Upgrading to Dremio 18.0+

Dremio 18.0 introduces the ability to query large datasets with greater speed with the introduction of many new features like near-real-time metadata refreshes, near-real-time reflection refreshes, and unlimited splits for certain FileSystem/Hive tables. Additionally, this version removes all support for mixed data types, which can break tables with incompatible data types.

To avoid an unexpected behaviors, we recommend following this upgrade process to ensure all aspects of the upgrade operate as expected.

Before You Upgrade

We encourage you to complete the following item before upgrading your instance of Dremio:

  • Contact Dremio Support or your Dremio Field Technician and use our internally-developed tool to test your existing tables and identify any mixed data types that might cause problems with querying after the upgrade.
    • For example, Hive tables containing UNIONTYPE are no longer supported after upgrading to v18.0.

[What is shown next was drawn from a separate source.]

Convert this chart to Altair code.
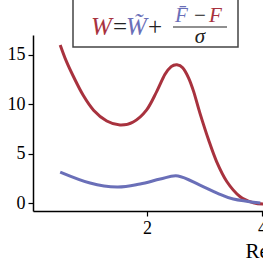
import altair as alt
import pandas as pd

# Red curve (W)
red_x = [0.49, 0.60, 0.72, 0.89, 1.07, 1.30, 1.53, 1.76, 1.99, 2.17, 2.31, 2.42, 2.52, 2.62, 2.72, 2.81, 2.92, 3.07, 3.21, 3.39, 3.62, 3.85, 4.02]
red_y = [16.0, 14.3, 12.8, 10.9, 9.4, 8.3, 7.9, 8.2, 9.4, 11.3, 13.0, 13.8, 14.0, 13.7, 12.7, 11.3, 9.1, 6.4, 4.2, 2.16, 0.64, 0.03, -0.1]
# Blue curve (W tilde)
blue_x = [0.49, 1.01, 1.48, 1.88, 2.23, 2.54, 2.92, 3.22, 3.50, 3.97]
blue_y = [3.14, 2.03, 1.62, 1.93, 2.43, 2.74, 1.82, 1.01, 0.41, 0.0]

x_ticks = [2, 4]
y_ticks = [0, 5, 10, 15]

RED = "#A8323E"
BLUE = "#6A6FB8"
FONT = "Liberation Serif"

df = pd.concat([
    pd.DataFrame({"x": red_x, "y": red_y, "s": "W"}),
    pd.DataFrame({"x": blue_x, "y": blue_y, "s": "Wt"}),
])

xs = alt.Scale(domain=[0.017, 4.017], nice=False, zero=False)
ys = alt.Scale(domain=[-0.8, 17], nice=False, zero=False)

lines = alt.Chart(df).mark_line(strokeWidth=3, interpolate="cardinal", clip=True).encode(
    x=alt.X("x:Q", scale=xs, axis=alt.Axis(values=x_ticks, title="Re ω", labelFlush=False,
                                           titleX=212, titleY=46, titleAlign="left",
                                           titleBaseline="alphabetic", titleAnchor="start")),
    y=alt.Y("y:Q", scale=ys, axis=alt.Axis(values=y_ticks, title=None)),
    color=alt.Color("s:N", scale=alt.Scale(domain=["W", "Wt"], range=[RED, BLUE]), legend=None),
    detail="s:N",
)

one = pd.DataFrame({"a": [0]})
box = alt.Chart(one).mark_rect(fill="white", stroke="#444444", strokeWidth=1.5).encode(
    x=alt.value(40), x2=alt.value(205), y=alt.value(-36), y2=alt.value(12)
)

def txt(t, x, y, color, size, italic=True, align="left"):
    return alt.Chart(one).mark_text(
        text=t, font=FONT, fontSize=size, fontStyle="italic" if italic else "normal",
        color=color, align=align, baseline="alphabetic"
    ).encode(x=alt.value(x), y=alt.value(y))

bar = alt.Chart(one).mark_rule(color="#222222", strokeWidth=1.2).encode(
    x=alt.value(140), x2=alt.value(194), y=alt.value(-8)
)

legend = [
    box,
    txt("W", 58, 0, RED, 25),
    txt("=", 80, 0, "#222222", 25, italic=False),
    txt("W\u0303", 93, 0, BLUE, 25),
    txt("+", 115, 0, "#222222", 25, italic=False),
    txt("F\u0304", 142, -13, BLUE, 21),
    txt("\u2212", 161, -13, "#222222", 21, italic=False),
    txt("F", 176, -13, RED, 21),
    bar,
    txt("σ", 167, 8, "#222222", 21, align="center"),
]

chart = alt.layer(lines, *legend).properties(
    width=230, height=176,
    autosize=alt.AutoSizeParams(type="none"),
    padding={"left": 33, "top": 35, "right": 0, "bottom": 52},
).configure_view(stroke=None).configure_axis(
    grid=False, domainColor="black", domainWidth=1.5, tickColor="black", tickWidth=1.2,
    tickSize=5, labelFont=FONT, labelFontSize=18, labelColor="black", labelPadding=3,
    titleFont=FONT, titleFontSize=21, titleFontWeight="normal", titleColor="black",
)

chart.save("out.html", embed_options={"renderer": "svg", "actions": False})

Verify Functionality on Pre-Production

The following steps should be completed in a pre-production system (dev or UAT) to ensure all features introduced in Dremio v18.0 will not cause issues to your existing datasets:

  1. Add all of your datasets to this environment.
  2. Verify that all datasets work without mixed types.
  3. Enable near-real-time metadata refreshes, near-real-time metadata refresh for reflections, unlimited splits feature. Some customers may have queries that are slow due to partition stats used by the planner not being accurate. To collect accurate partition stats as part of metadata refresh, enable the flag store.accurate.partition_stats.
  4. Trigger a metadata refresh on supported tables, for both Hive and Parquet datasets.
  5. Create reflections (both full and incremental) on these datasets. Remember that reflections marked as incremental will require a full reflection after the upgrade.
  6. Verify that your cluster has sufficient resources to complete a full reflection on your dataset.
  7. Confirm that queries on your virtual datasets (VDS or “views”) work well.

Deploy on Production

Now that you’ve tested everything and you’re confident with the upgrade, you may now upgrade your live system to Dremio 18.0. We recommend following this strategy after the upgrade:

  • Enable each functionality, one at a time, and verify that everything works as expected.
  • Before enabling unlimited splits, verify that all tables are already working without mixed types. Then enable the feature.